**Aim**: Leave out the pictures and set down exactly the lines from the start of the listing through the one with "ax.set_ylim(-1, 1)", both included.

◇ ◇ ◇ ◇ ◇

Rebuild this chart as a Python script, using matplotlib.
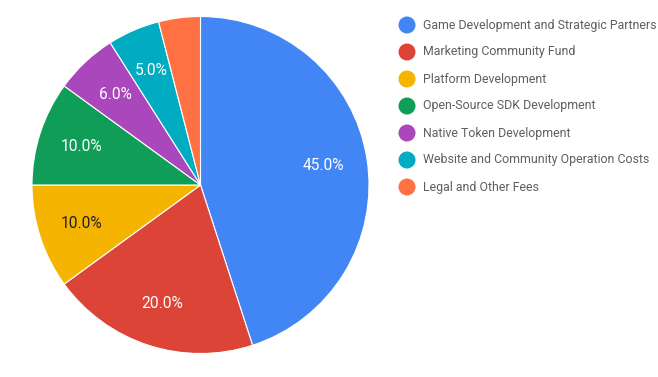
import matplotlib.pyplot as plt

labels = ['Game Development and Strategic Partners', 'Marketing Community Fund',
          'Platform Development', 'Open-Source SDK Development',
          'Native Token Development', 'Website and Community Operation Costs',
          'Legal and Other Fees']
shares = [45.0, 20.0, 10.0, 10.0, 6.0, 5.0, 4.0]
colors = ['#4285F4', '#DB4437', '#F4B400', '#0F9D58', '#AB47BC', '#00ACC1', '#FF7043']

plt.rcParams['font.family'] = ['Roboto', 'DejaVu Sans']

W, H = 658, 377
fig = plt.figure(figsize=(W / 100, H / 100), dpi=100)

cx, cy, r = 200.5, 185, 168.5
ax = fig.add_axes([(cx - r) / W, (H - cy - r) / H, 2 * r / W, 2 * r / H])
wedges, texts = ax.pie(shares, colors=colors, startangle=90, counterclock=False,
                       labels=[f'{v:.1f}%' if v >= 5 else '' for v in shares],
                       labeldistance=0.74,
                       wedgeprops=dict(edgecolor='white', linewidth=0.8))
for t, c in zip(texts, colors):
    t.set_fontsize(11.2)
    t.set_color('#222222' if c == '#F4B400' else 'white')
    t.set_ha('center')
    t.set_va('center')
ax.set_xlim(-1, 1)
ax.set_ylim(-1, 1)

# legend drawn in pixel coordinates
lax = fig.add_axes([0, 0, 1, 1])
lax.set_xlim(0, W)
lax.set_ylim(H, 0)
lax.axis('off')
for i, (lab, c) in enumerate(zip(labels, colors)):
    y = 25 + i * 27
    lax.scatter([407], [y], s=150, color=c, edgecolors='none')
    lax.text(423, y, lab, fontsize=8.9, color='#5f5f5f', va='center', ha='left')

fig.savefig('out.png', dpi=100)
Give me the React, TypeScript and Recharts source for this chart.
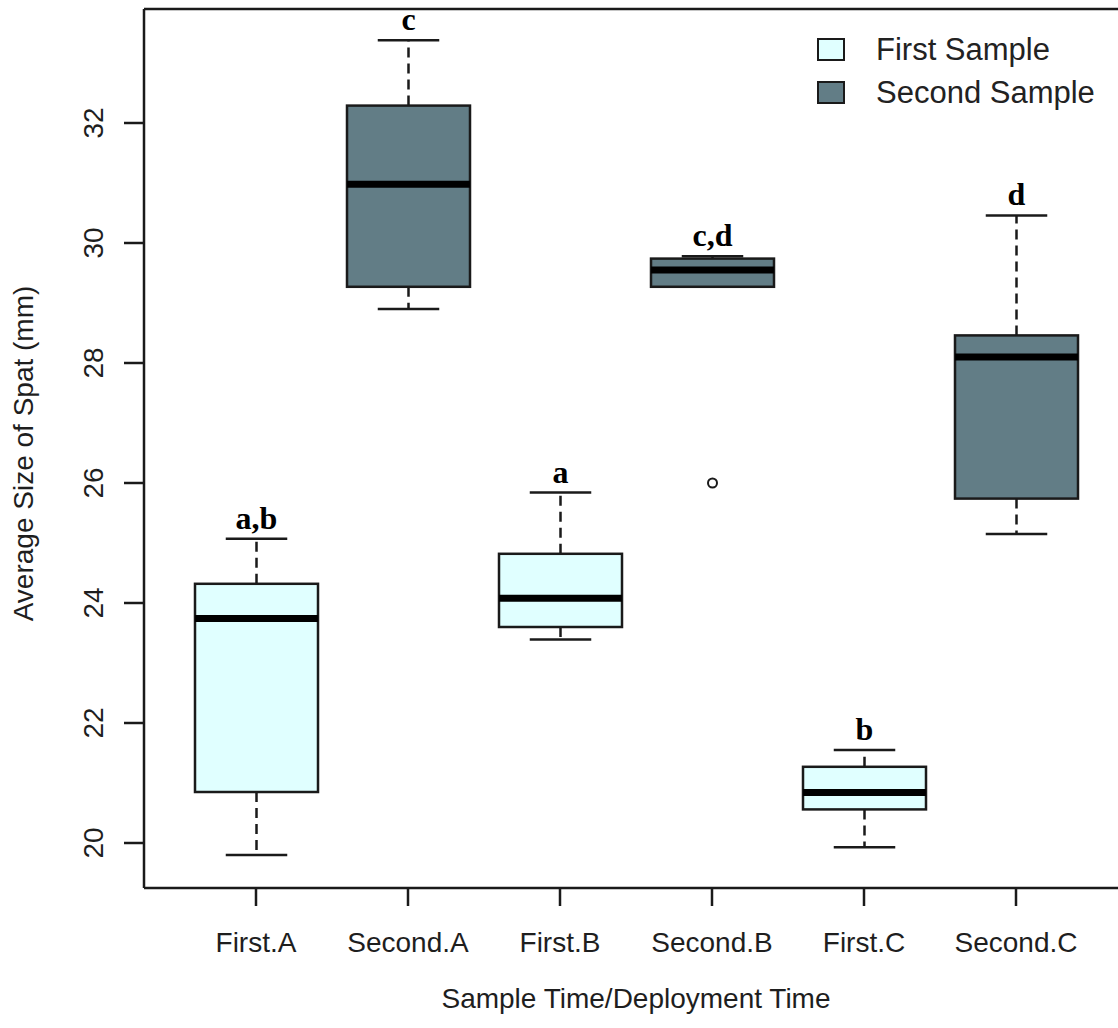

◇ ◇ ◇ ◇ ◇

**Reply to the exercise**:
Rebuild this chart as a Python script, using matplotlib.
import matplotlib.pyplot as plt

labels = ['Game Development and Strategic Partners', 'Marketing Community Fund',
          'Platform Development', 'Open-Source SDK Development',
          'Native Token Development', 'Website and Community Operation Costs',
          'Legal and Other Fees']
shares = [45.0, 20.0, 10.0, 10.0, 6.0, 5.0, 4.0]
colors = ['#4285F4', '#DB4437', '#F4B400', '#0F9D58', '#AB47BC', '#00ACC1', '#FF7043']

plt.rcParams['font.family'] = ['Roboto', 'DejaVu Sans']

W, H = 658, 377
fig = plt.figure(figsize=(W / 100, H / 100), dpi=100)

cx, cy, r = 200.5, 185, 168.5
ax = fig.add_axes([(cx - r) / W, (H - cy - r) / H, 2 * r / W, 2 * r / H])
wedges, texts = ax.pie(shares, colors=colors, startangle=90, counterclock=False,
                       labels=[f'{v:.1f}%' if v >= 5 else '' for v in shares],
                       labeldistance=0.74,
                       wedgeprops=dict(edgecolor='white', linewidth=0.8))
for t, c in zip(texts, colors):
    t.set_fontsize(11.2)
    t.set_color('#222222' if c == '#F4B400' else 'white')
    t.set_ha('center')
    t.set_va('center')
ax.set_xlim(-1, 1)
ax.set_ylim(-1, 1)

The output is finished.